▶ _Short task_
Keep pictures out. Copy exactly the lines from the one containing "Clone this chart in Apache ECharts." to the one containing "const errorT0 = [0.15e7, 0.19e7, 0.19e7, 0.28e7, 0.29e7];", endpoints included.
# Start of Rows
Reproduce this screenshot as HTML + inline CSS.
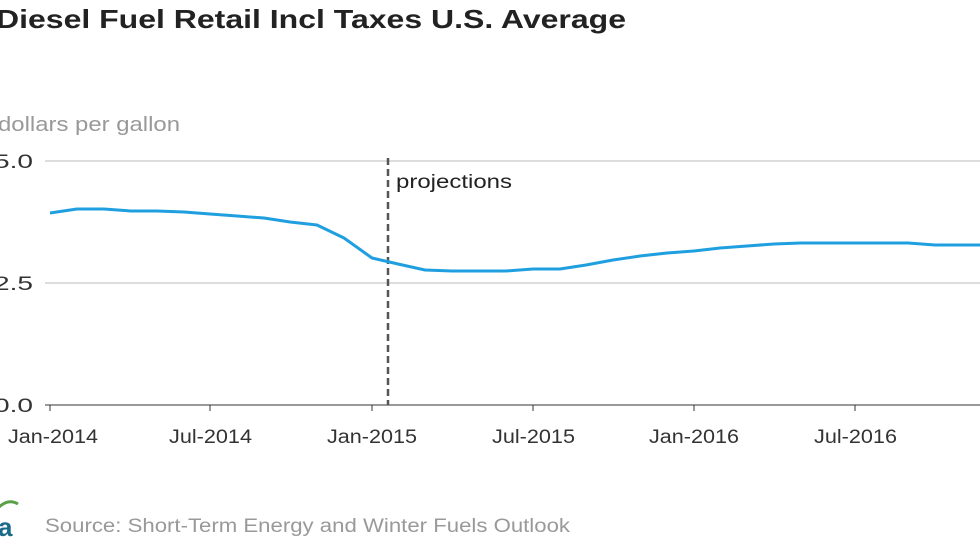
<!DOCTYPE html>
<html><head><meta charset="utf-8"><style>
html,body{margin:0;padding:0;background:#fff;width:980px;height:552px;overflow:hidden;font-family:"Liberation Sans",Arial,sans-serif}
</style></head><body>
<svg width="980" height="552" viewBox="0 0 980 552" xmlns="http://www.w3.org/2000/svg" font-family="Liberation Sans, Arial, sans-serif">
<text x="-4" y="28" font-size="26" font-weight="bold" fill="#222" textLength="630" lengthAdjust="spacingAndGlyphs">Diesel Fuel Retail Incl Taxes U.S. Average</text>
<text x="-2" y="131" font-size="20" fill="#999" textLength="182" lengthAdjust="spacingAndGlyphs">dollars per gallon</text>
<line x1="45" y1="161" x2="980" y2="161" stroke="#bbb" stroke-width="1"/>
<line x1="45" y1="283" x2="980" y2="283" stroke="#bbb" stroke-width="1"/>
<line x1="45" y1="405" x2="980" y2="405" stroke="#333" stroke-width="1"/>
<g font-size="19" fill="#333">
<text x="-6" y="168" textLength="39" lengthAdjust="spacingAndGlyphs">5.0</text>
<text x="-6" y="290" textLength="39" lengthAdjust="spacingAndGlyphs">2.5</text>
<text x="-6" y="412" textLength="39" lengthAdjust="spacingAndGlyphs">0.0</text>
</g>
<g stroke="#333" stroke-width="1">
<line x1="50" y1="405" x2="50" y2="411"/><line x1="210" y1="405" x2="210" y2="411"/>
<line x1="372" y1="405" x2="372" y2="411"/><line x1="533" y1="405" x2="533" y2="411"/>
<line x1="694" y1="405" x2="694" y2="411"/><line x1="855" y1="405" x2="855" y2="411"/>
</g>
<g font-size="19" fill="#333">
<text x="8" y="443" textLength="90" lengthAdjust="spacingAndGlyphs">Jan-2014</text>
<text x="169" y="443" textLength="83" lengthAdjust="spacingAndGlyphs">Jul-2014</text>
<text x="327" y="443" textLength="90" lengthAdjust="spacingAndGlyphs">Jan-2015</text>
<text x="492" y="443" textLength="83" lengthAdjust="spacingAndGlyphs">Jul-2015</text>
<text x="649" y="443" textLength="90" lengthAdjust="spacingAndGlyphs">Jan-2016</text>
<text x="814" y="443" textLength="83" lengthAdjust="spacingAndGlyphs">Jul-2016</text>
</g>
<line x1="388" y1="158" x2="388" y2="405" stroke="#555" stroke-width="2.5" stroke-dasharray="7,4"/>
<text x="396" y="188" font-size="19" fill="#222" textLength="116" lengthAdjust="spacingAndGlyphs">projections</text>
<polyline fill="none" stroke="#1f9fdf" stroke-width="3" stroke-linejoin="round" points="50,213 77,209 104,209 131,211 157,211 184,212 210,214 237,216 264,218 290,222 317,225 344,238 372,258 398,264 425,270 452,271 479,271 506,271 533,269 560,269 586,265 613,260 640,256 667,253 694,251 720,248 747,246 774,244 801,243 828,243 855,243 882,243 908,243 935,245 962,245 980,245"/>
<text x="-2" y="536" font-size="26" font-weight="bold" fill="#1a6a8a">a</text>
<path d="M-2,508 Q8,498 18,504" stroke="#5aa048" stroke-width="3" fill="none"/>
<text x="45" y="532" font-size="19" fill="#999" textLength="525" lengthAdjust="spacingAndGlyphs">Source: Short-Term Energy and Winter Fuels Outlook</text>
</svg>
</body></html>
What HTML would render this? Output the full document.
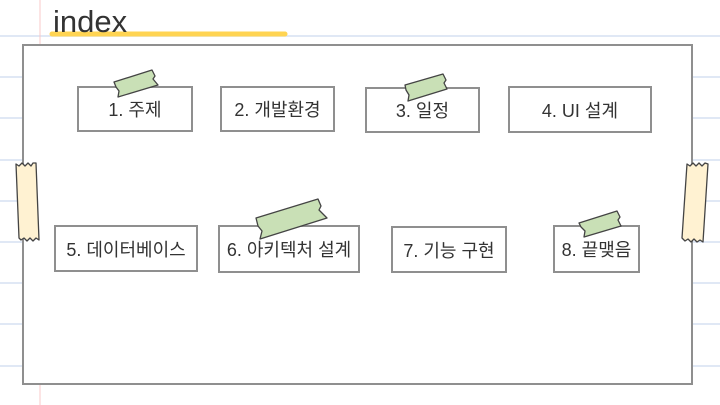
<!DOCTYPE html>
<html><head><meta charset="utf-8"><style>
body{margin:0;width:720px;height:405px;overflow:hidden;background:#fff;font-family:"Liberation Sans","Noto Sans CJK KR",sans-serif;}
.b{position:absolute;border:2px solid #8f8f8f;box-sizing:border-box;display:flex;align-items:center;justify-content:center;font-size:18px;color:#333;background:#fff;}
</style></head><body>
<svg width="720" height="405" style="position:absolute;left:0;top:0">
<g stroke="#d6e0f2" stroke-width="1.5">
<line x1="0" y1="36" x2="720" y2="36"/><line x1="0" y1="77" x2="720" y2="77"/><line x1="0" y1="118" x2="720" y2="118"/><line x1="0" y1="160" x2="720" y2="160"/><line x1="0" y1="201" x2="720" y2="201"/><line x1="0" y1="242" x2="720" y2="242"/><line x1="0" y1="283" x2="720" y2="283"/><line x1="0" y1="324" x2="720" y2="324"/><line x1="0" y1="366" x2="720" y2="366"/>
</g>
<line x1="40" y1="0" x2="40" y2="405" stroke="#f8c8c8" stroke-width="1"/>
<rect x="23" y="45" width="669" height="339" fill="#fff" stroke="#8f8f8f" stroke-width="2"/>
<line x1="52" y1="34" x2="285" y2="34" stroke="#ffd452" stroke-width="5" stroke-linecap="round"/>
<text x="53" y="32" font-family="Liberation Sans, sans-serif" font-size="31" fill="#333">index</text>
</svg>
<div class="b" style="left:77px;top:86px;width:116px;height:46px">1. 주제</div>
<div class="b" style="left:220px;top:86px;width:115px;height:46px">2. 개발환경</div>
<div class="b" style="left:365px;top:87px;width:115px;height:46px">3. 일정</div>
<div class="b" style="left:508px;top:86px;width:144px;height:47px">4. UI 설계</div>
<div class="b" style="left:54px;top:225px;width:144px;height:47px">5. 데이터베이스</div>
<div class="b" style="left:218px;top:225px;width:142px;height:48px">6. 아키텍처 설계</div>
<div class="b" style="left:391px;top:226px;width:116px;height:47px">7. 기능 구현</div>
<div class="b" style="left:553px;top:225px;width:87px;height:48px">8. 끝맺음</div>
<svg width="720" height="405" style="position:absolute;left:0;top:0">
<g fill="#c9e0b6" stroke="#444" stroke-width="1.3" stroke-linejoin="round">
<polygon points="114,82 152,70 155,76 153,79 158,85 118,97 119,91 116,87"/>
<polygon points="256,218 318,199 321,206 319,210 327,218 260,239 262,231 258,226"/>
<polygon points="405,85 443,74 446,80 444,83 447,89 408,101 409,95 406,90"/>
<polygon points="579,223 617,211 620,217 618,220 621,226 584,237 585,231 581,227"/>
</g>
<g fill="#fff2d2" stroke="#444" stroke-width="1.3" stroke-linejoin="round">
<polygon points="16,164 19,166 22,163 25,166 28,163 31,166 33,163 36,163 39,240 36,238 33,241 30,238 27,241 24,238 21,240 19,238"/>
<polygon points="687,164 690,166 693,163 696,166 699,163 702,166 705,163 708,164 703,242 700,240 697,242 694,239 691,242 688,239 685,241 682,238"/>
</g>
</svg>
</body></html>
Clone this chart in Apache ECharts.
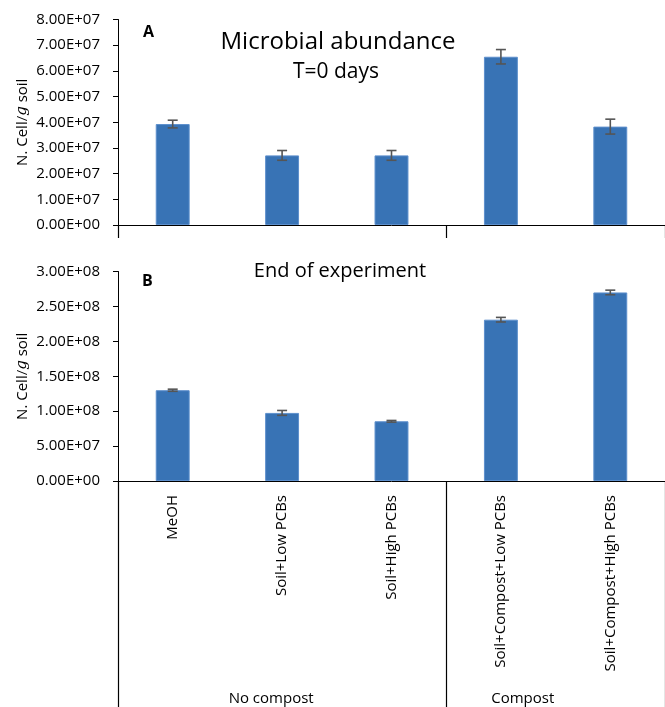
<!DOCTYPE html>
<html>
<head>
<meta charset="utf-8">
<script src="https://cdn.jsdelivr.net/npm/echarts@6/dist/echarts.min.js"></script>
<style>
  html, body { margin: 0; padding: 0; background: #fff; }
  #chart { width: 665px; height: 707px; }
</style>
</head>
<body>
<div id="chart"></div>
<script>
// Treatments (shared by both panels)
const categories = ['MeOH', 'Soil+Low PCBs', 'Soil+High PCBs', 'Soil+Compost+Low PCBs', 'Soil+Compost+High PCBs'];
const groupLabels = ['No compost', 'Compost'];
const groupBounds = [0, 3, 5];          // category boundaries between the two groups
const groupLabelAt = [1.4, 3.7];        // where the group names sit along the category span

// Panel A: T = 0 days
const abundanceT0 = [3.93e7, 2.71e7, 2.71e7, 6.55e7, 3.83e7];
const errorT0 = [0.15e7, 0.19e7, 0.19e7, 0.28e7, 0.29e7];

// Panel B: end of experiment
const abundanceEnd = [1.30e8, 0.975e8, 0.855e8, 2.31e8, 2.70e8];
const errorEnd = [0.15e7, 0.35e7, 0.12e7, 0.33e7, 0.33e7];

const BAR = '#3873B5';
const FONT = 'Open Sans';

function sci(v) {
  const parts = Number(v).toExponential(2).split('e');
  const exp = parseInt(parts[1], 10);
  const sign = exp < 0 ? '-' : '+';
  const e = String(Math.abs(exp)).padStart(2, '0');
  return parts[0] + 'E' + sign + e;
}

function errorData(vals, errs) {
  return vals.map((v, i) => [i, v - errs[i], v + errs[i]]);
}

function renderError(params, api) {
  const i = api.value(0);
  const lo = api.coord([i, api.value(1)]);
  const hi = api.coord([i, api.value(2)]);
  const cap = 5;
  const style = { stroke: '#555', lineWidth: 1.6, fill: null };
  return {
    type: 'group',
    children: [
      { type: 'line', shape: { x1: lo[0], y1: lo[1], x2: hi[0], y2: hi[1] }, style },
      { type: 'line', shape: { x1: hi[0] - cap, y1: hi[1], x2: hi[0] + cap, y2: hi[1] }, style },
      { type: 'line', shape: { x1: lo[0] - cap, y1: lo[1], x2: lo[0] + cap, y2: lo[1] }, style }
    ]
  };
}

const axisLineStyle = { show: true, lineStyle: { color: '#000', width: 1 } };
const yName = 'N. Cell/{g|g} soil';
const yNameStyle = {
  fontFamily: FONT, fontSize: 15, color: '#000',
  rich: { g: { fontFamily: 'DejaVu Serif', fontStyle: 'italic', fontSize: 15, color: '#000' } }
};

function yAxis(gridIndex, max, interval) {
  return {
    type: 'value', gridIndex, min: 0, max, interval,
    name: yName, nameLocation: 'middle', nameGap: 88, nameMoveOverlap: false,
    nameTextStyle: yNameStyle,
    axisLine: axisLineStyle,
    axisTick: { show: true, length: 5, lineStyle: { color: '#000' } },
    axisLabel: { formatter: sci, color: '#000', fontFamily: FONT, fontSize: 15, margin: 18 },
    splitLine: { show: false }
  };
}

function groupAxis(gridIndex, tickLen, showLabels) {
  return {
    type: 'value', gridIndex, position: 'bottom', min: 0, max: categories.length,
    axisLine: { show: false },
    splitLine: { show: false },
    axisTick: { show: true, customValues: groupBounds, length: tickLen, lineStyle: { color: '#000', width: 1.2 } },
    axisLabel: {
      show: showLabels, customValues: groupLabelAt, margin: 210,
      color: '#000', fontFamily: FONT, fontSize: 15,
      formatter: v => (v < groupBounds[1] ? groupLabels[0] : groupLabels[1])
    }
  };
}

const chart = echarts.init(document.getElementById('chart'), null, { renderer: 'canvas' });

chart.setOption({
  animation: false,
  backgroundColor: '#fff',
  grid: [
    { left: 118, top: 19.5, width: 547, height: 205.5 },
    { left: 118, top: 271.5, width: 547, height: 209.5 }
  ],
  title: [
    { text: 'Microbial abundance', left: 333, top: 25, textAlign: 'center',
      textStyle: { fontFamily: FONT, fontSize: 24, fontWeight: 'normal', color: '#000' } },
    { text: 'T=0 days', left: 331, top: 57, textAlign: 'center',
      textStyle: { fontFamily: FONT, fontSize: 21, fontWeight: 'normal', color: '#000' } },
    { text: 'End of experiment', left: 335, top: 256, textAlign: 'center',
      textStyle: { fontFamily: FONT, fontSize: 20, fontWeight: 'normal', color: '#000' } },
    { text: 'A', left: 138, top: 19,
      textStyle: { fontFamily: FONT, fontSize: 16, fontWeight: 'bold', color: '#000' } },
    { text: 'B', left: 137, top: 268,
      textStyle: { fontFamily: FONT, fontSize: 16, fontWeight: 'bold', color: '#000' } }
  ],
  xAxis: [
    { type: 'category', gridIndex: 0, data: categories,
      axisLine: axisLineStyle, axisTick: { show: false }, axisLabel: { show: false } },
    groupAxis(0, 13, false),
    { type: 'category', gridIndex: 1, data: categories,
      axisLine: axisLineStyle, axisTick: { show: false },
      axisLabel: { rotate: 90, margin: 14, interval: 0, color: '#000', fontFamily: FONT, fontSize: 15 } },
    groupAxis(1, 226, true)
  ],
  yAxis: [
    yAxis(0, 8e7, 1e7),
    yAxis(1, 3e8, 5e7)
  ],
  series: [
    { type: 'bar', xAxisIndex: 0, yAxisIndex: 0, data: abundanceT0, barWidth: '31%',
      itemStyle: { color: BAR, borderColor: '#5d8fcc', borderWidth: 1 } },
    { type: 'custom', xAxisIndex: 0, yAxisIndex: 0, data: errorData(abundanceT0, errorT0),
      renderItem: renderError, z: 5 },
    { type: 'bar', xAxisIndex: 2, yAxisIndex: 1, data: abundanceEnd, barWidth: '31%',
      itemStyle: { color: BAR, borderColor: '#5d8fcc', borderWidth: 1 } },
    { type: 'custom', xAxisIndex: 2, yAxisIndex: 1, data: errorData(abundanceEnd, errorEnd),
      renderItem: renderError, z: 5 }
  ]
});
</script>
</body>
</html>
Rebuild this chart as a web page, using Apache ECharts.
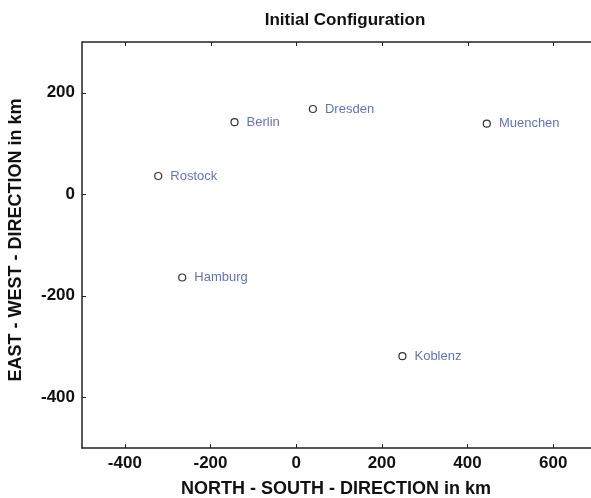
# End of Rows
▶ _Full solution_
Clone this chart in Apache ECharts.
<!DOCTYPE html>
<html>
<head>
<meta charset="utf-8">
<script src="https://cdn.jsdelivr.net/npm/echarts@6/dist/echarts.min.js"></script>
<style>
  html, body { margin: 0; padding: 0; background: #fff; }
  #chart { width: 665px; height: 707px; }
</style>
</head>
<body>
<div id="chart"></div>
<script>
// Treatments (shared by both panels)
const categories = ['MeOH', 'Soil+Low PCBs', 'Soil+High PCBs', 'Soil+Compost+Low PCBs', 'Soil+Compost+High PCBs'];
const groupLabels = ['No compost', 'Compost'];
const groupBounds = [0, 3, 5];          // category boundaries between the two groups
const groupLabelAt = [1.4, 3.7];        // where the group names sit along the category span

// Panel A: T = 0 days
const abundanceT0 = [3.93e7, 2.71e7, 2.71e7, 6.55e7, 3.83e7];
const errorT0 = [0.15e7, 0.19e7, 0.19e7, 0.28e7, 0.29e7];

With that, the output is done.